As others have said, the batteries will be toast.
Sealed Lead Acid batteries as used in UPS units die two ways (outside of a catastrophic mechanical failure anyway).
A) Sulfation. If the cells are left under charged the lead sulfate that develops on the plates slowly turns into a much harder form which is for all intents and purposes impossible to reverse, leading to high internal resistance and the inability to re-charge. It does not take much undercharge to lead to sulfation.
B) Plate corrosion. This happens as a natural part of the charging process. A *lot* (like the majority) of UPS units float the batteries at the highest possible rated float voltage to try and extract the maximum runtime out of them. This naturally leads to plate corrosion, and as the plates corrode they lose active plate material reducing the quantity of charge the battery can hold.
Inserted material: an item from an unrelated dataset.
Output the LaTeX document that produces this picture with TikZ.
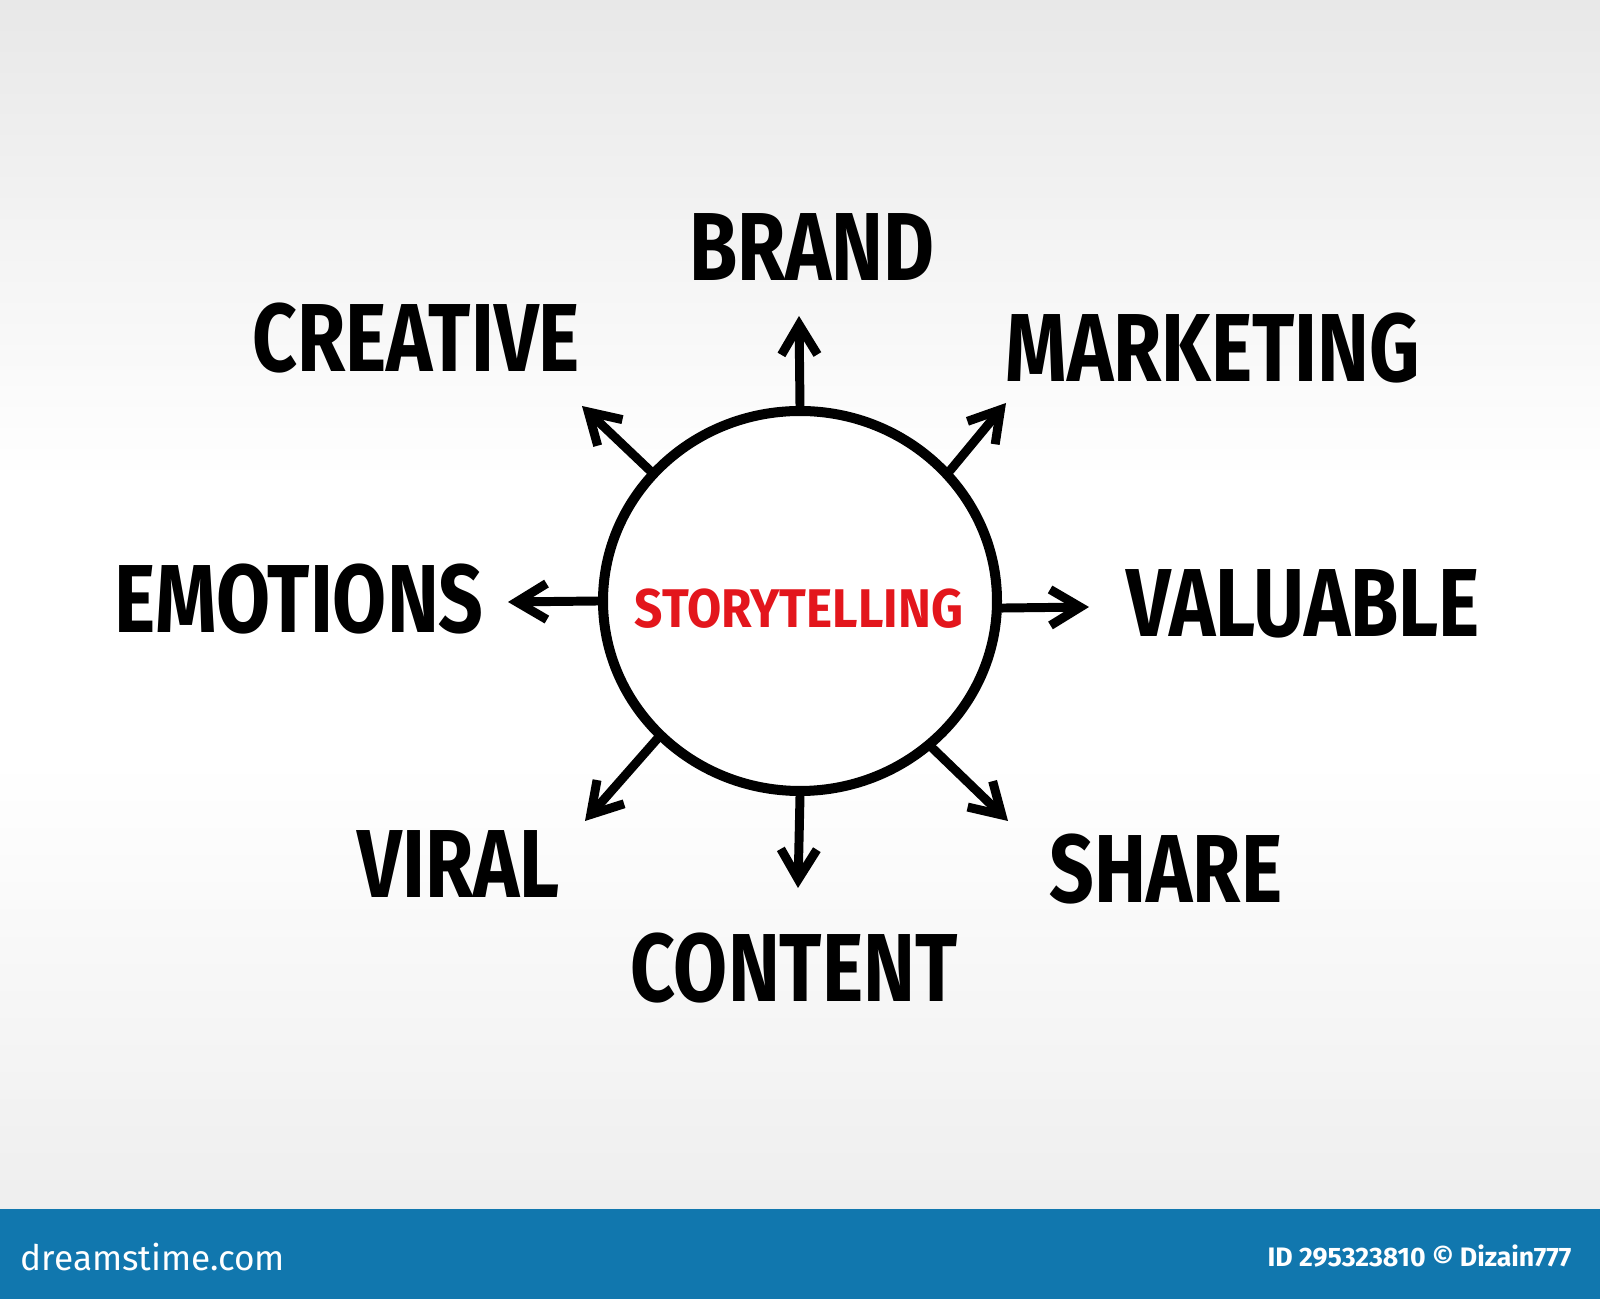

So undercharge them and kill them with sulfation, overcharge them and rapidly corrode the plates or charge them properly as per the manufacturers data sheet and they'll die of one or both in time.
I too have some UPS batteries here that have > 10 years on them, but they are very expensive purpose built long life batteries and in a UPS that takes very good care of them (ie does not float charge, manages temperature and properly temperature compensates the charging voltage). Most consumer/prosumer/office UPS will kill a set of batteries in 3-5 years even with almost no discharge cycles purely by temperature and plate corrosion.
Batteries that have been left discharged (and they will self discharge pretty quickly even if left disconnected) for a matter of weeks will often be so sulfated as to be toast. If the UPS is worth saving, ehuck 'em and buy new ones.